Pricing Model Quick-Compare Cheat Sheet
When you’re comparing vendors, it’s easy to get lost in the details. Use this table as a quick reference guide to cut through the noise and compare the core models side-by-side. It’s like a nutritional label for software pricing.
| Pricing Model | Cost Predictability | Scalability | Best For | Potential Pitfall |
|---|---|---|---|---|
| Per-User/Seat | High | Easy (Add/Remove Users) | Teams with high, consistent usage | Paying for inactive “ghost” users |
| Per-Investigation | Low | Excellent (Cost tracks activity) | Orgs with low/infrequent cases | Unexpected budget spikes |
| Tiered Subscription | Medium-High | Good (Upgrade/Downgrade Tiers) | Most companies; balanced needs | Paying for features you don’t use |
| Usage-Based | Very Low | Excellent (Infinitely scalable) | Highly specific, limited use cases | Budgeting is extremely difficult |
| Hybrid | Medium | Customizable | Large/complex organizations | Requires strong negotiation skills |
Choosing Your Perfect Fit: A Strategist’s Playbook
Alright, now that we understand the menu, how do you order the perfect meal? It’s about knowing your own appetite. Here are the secrets I share with every client to ensure they make a choice they’ll be happy with a year from now.
- Conduct a 12-Month “Investigation Audit”. Before you even book a demo, do your homework. Go back through your records for the last 12-24 months. How many formal investigations did you conduct? How many informal complaints were handled? Who was involved? This data is your secret weapon. It’s the “Mise en Place” of software procurement.

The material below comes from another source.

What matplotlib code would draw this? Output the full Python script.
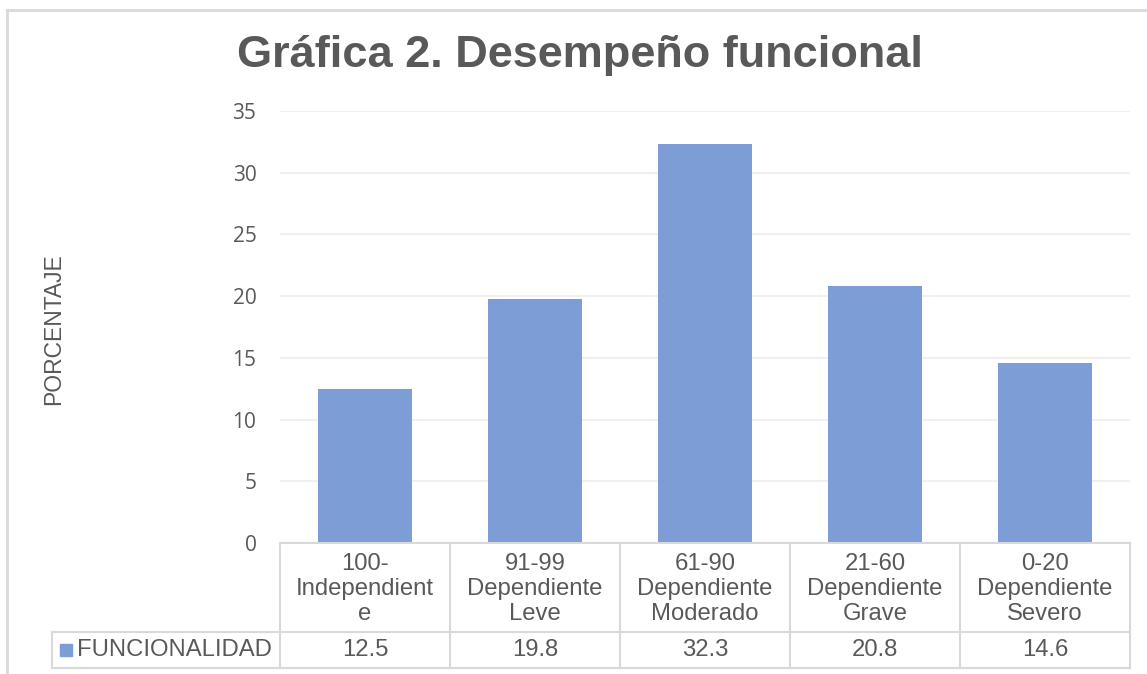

- Avoid the “All-in-One” Trap. I once worked with a client who bought a massive HR suite because it had a decent investigation module and could also manage payroll and performance reviews. They paid a fortune for a system where 80% of the features were never touched. My mistake was not pushing them harder to focus on the core problem. Buy the best tool for the job, not the tool that does every job.
- Map Your Ideal Workflow First. Don’t let a vendor’s demo dictate your process. On a whiteboard, map out your ideal investigation process from intake to closure. Who needs to be notified? What are the approval steps? Then, during demos, ask vendors to show you how their software accommodates *your* workflow, not the other way around.
- Ask About the “Hidden Menu”—The Total Cost of Ownership (TCO). A low subscription fee can be deceiving. Always ask about one-time setup fees, data migration costs, mandatory training packages, and the cost for premium support vs. standard support. These are the “hidden calories” that can turn a seemingly good deal into an expensive one.
- Future-Proof Your Choice. Think about where your organization will be in three years. Are you planning rapid growth? Entering new regions with different compliance needs? Ask vendors how their pricing scales both up *and* down. A good partner will have a model that can flex with you, not lock you into a rigid structure.
Frequently Asked Questions
What is the most common pricing model for workplace investigation software?
In 2026, the most common models are Tiered Subscriptions and Per-User pricing. They offer a balance of feature access and predictable costs that appeal to a wide range of businesses, though Per-Investigation models are gaining popularity with SMBs.
How do I account for implementation and training costs?
You should request these as separate line items in any vendor proposal. Assume that implementation and initial training will be a one-time capital expense, while the software license is an ongoing operational expense. Always clarify what’s included in the base price.
Is the price for investigation software negotiable?
Absolutely. Especially for annual contracts or larger deals, there is almost always room for negotiation. Use your investigation audit data to show your value as a customer and don’t be afraid to ask for a discount, bundled training, or a more favorable payment term.
Are free trials a good way to evaluate the software?
Yes, but with a caveat. A free trial is excellent for evaluating user experience and core features. However, it rarely reflects the complexities of a full-scale implementation, security configurations, or the quality of customer support, so it should only be one part of your evaluation process.